The Week In 5G: 2/6/2019 – Verizon Cuts Latency In Half, Cisco Targets Agriculture, U.S. Needs More Mid-Band Spectrum

By Jof Enriquez


Verizon claims to have cut in half latency rates on a live 5G network using edge computing methods. Along with low power and high speed, low latency is a hallmark of next-generation 5G networks, and holds the promise to realize wireless AR (augmented reality) and VR (virtual reality), as well as seamless video streaming experiences. Using Multi-access Edge Compute (MEC) equipment, Verizon engineers in Houston used an application to analyze information right at the edge of the network, instead of waiting for data to return from the nearest data center.

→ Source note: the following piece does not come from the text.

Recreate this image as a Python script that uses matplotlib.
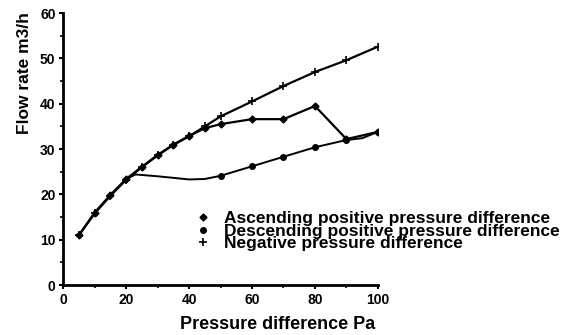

“For applications requiring low latency, sending huge quantities of data to and from the centralized cloud is no longer practical. Data processing and management will need to take place much closer to the user. MEC moves application processing, storage, and management to the Radio Access Network’s edge to deliver the desired low latency experiences, thereby enabling new disruptive technologies,” said Adam Koeppe, Verizon’s Senior VP for Network Planning.

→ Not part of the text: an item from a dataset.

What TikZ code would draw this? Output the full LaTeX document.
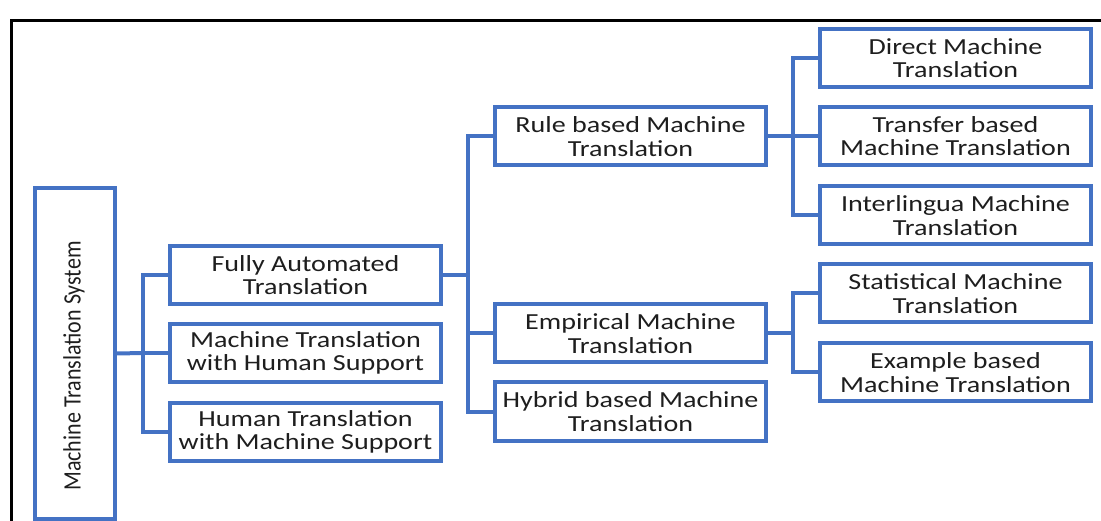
\documentclass[tikz,border=0pt]{standalone}
\usepackage{fontspec}
\setmainfont{Carlito}
\newfontfamily\boxfont[FakeStretch=1.22]{Carlito}
\newfontfamily\sidefont[FakeStretch=0.88]{Carlito}
\definecolor{boxblue}{RGB}{68,114,196}
\definecolor{txt}{RGB}{30,30,30}
\begin{document}
\begin{tikzpicture}[x=1pt,y=-1pt,
  box/.style={draw=boxblue, line width=4pt, fill=white, minimum width=271pt, minimum height=58pt,
    align=center, inner sep=0pt, text=txt, font=\boxfont\fontsize{23}{23.5}\selectfont},
  link/.style={draw=boxblue, line width=4pt}]
\useasboundingbox (0,0) rectangle (1101,521);
% outer frame
\draw[line width=2.5pt, black] (11.3,522) -- (11.3,20.3) -- (1102,20.3);
% root box
\node[draw=boxblue, line width=4pt, minimum width=80pt, minimum height=330pt, inner sep=0pt] (mts) at (75,353.5) {};
\node[rotate=90, text=txt, font=\sidefont\fontsize{25}{26}\selectfont, inner sep=0pt] (mtslabel) at (74,366) {Machine Translation System};
% level 2
\node[box] (fat)  at (305.5,275)  {Fully Automated\\Translation};
\node[box] (mths) at (305.5,353)  {Machine Translation\\with Human Support};
\node[box] (htms) at (305.5,432)  {Human Translation\\with Machine Support};
% level 3
\node[box] (rb)  at (630.5,136.5) {Rule based Machine\\Translation};
\node[box] (emp) at (630.5,333.5) {Empirical Machine\\Translation};
\node[box] (hyb) at (630.5,411.5) {Hybrid based Machine\\Translation};
% level 4
\node[box] (dir) at (955.5,58)    {Direct Machine\\Translation};
\node[box] (tra) at (955.5,136)   {Transfer based\\Machine Translation};
\node[box] (int) at (955.5,215.5) {Interlingua Machine\\Translation};
\node[box] (sta) at (955.5,293.5) {Statistical Machine\\Translation};
\node[box] (exa) at (955.5,372.5) {Example based\\Machine Translation};
% buses
\coordinate (b1) at (143,353);
\coordinate (b2) at (468,275);
\coordinate (b3) at (793,136.5);
\coordinate (b4) at (793,333.5);
\draw[link] (mts.east) -- (b1);
\draw[link] (b1) |- (fat.west);
\draw[link] (b1) |- (mths.west);
\draw[link] (b1) |- (htms.west);
\draw[link] (fat.east) -- (b2);
\draw[link] (b2) |- (rb.west);
\draw[link] (b2) |- (emp.west);
\draw[link] (b2) |- (hyb.west);
\draw[link] (rb.east) -- (b3);
\draw[link] (b3) |- (dir.west);
\draw[link] (b3) |- (tra.west);
\draw[link] (b3) |- (int.west);
\draw[link] (emp.east) -- (b4);
\draw[link] (b4) |- (sta.west);
\draw[link] (b4) |- (exa.west);
\end{tikzpicture}
\end{document}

Verizon introduced 5G services in select U.S. cities last year, and other carriers have followed suit.

While the carriers expectedly focus on metropolitan areas to deploy 5G, networking giant Cisco is looking the other way: rural 5G deployment. The company is starting the "world's most ambitious rural 5G trial" this month with 29 partners, reported Venture Beat.

The "5G RuralFirst initiative" will attempt to revolutionize agriculture, running autonomous tractors remotely and tilling parcels of land called the “Hands-Free Hectare” in the the Orkney Isles, Shropshire, and Somerset. Another use case is remote monitoring of a salmon fishery. In addition, the BBC is planning to broadcast digitally in these areas using 5G signals. Cisco also will test Internet of Things sensors for the renewable energy industry, and improve consumer mobile broadband service to underserved Orkney residents.

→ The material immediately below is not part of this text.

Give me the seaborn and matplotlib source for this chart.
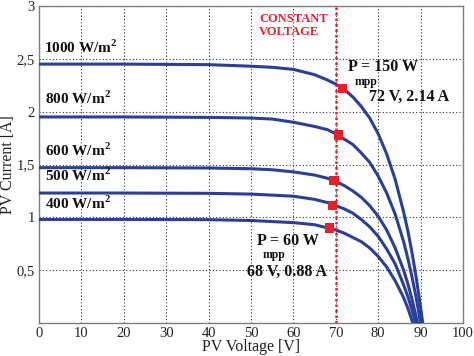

The program reportedly will use slower 700 MHz spectrum to propagate far-reaching radio signals that span large, sparsely-populated areas. But it will also test suburban- and city-scale 3.5 GHz, as well as short-distance but super-fast 26 GHz mmWave spectrum.

If 5G paves the way for autonomous tractors to harvest crops like coffee, then it can allow coffee beans to be brewed and served by 5G-powered robot baristas. These robots at The Beat Cafe in Seoul, South Korea, will take mobile orders from customers, brew the coffee and deliver it to a pick-up point, reported RCR Wireless. South Korean carrier KT Telecom, which is launching commercial 5G services next month, provided the 5G mobile hotspot at the cafe.

“The 5G network in the cafe is used to send the status of the robot and high-quality CCTV to the control tower 24 hours a day,” a KT official reportedly told Korea Times. “With the CCTV equipped inside the robot, the robot also recognizes visitors to the coffee shop and sends video footage of the inside of the shop to the manager.”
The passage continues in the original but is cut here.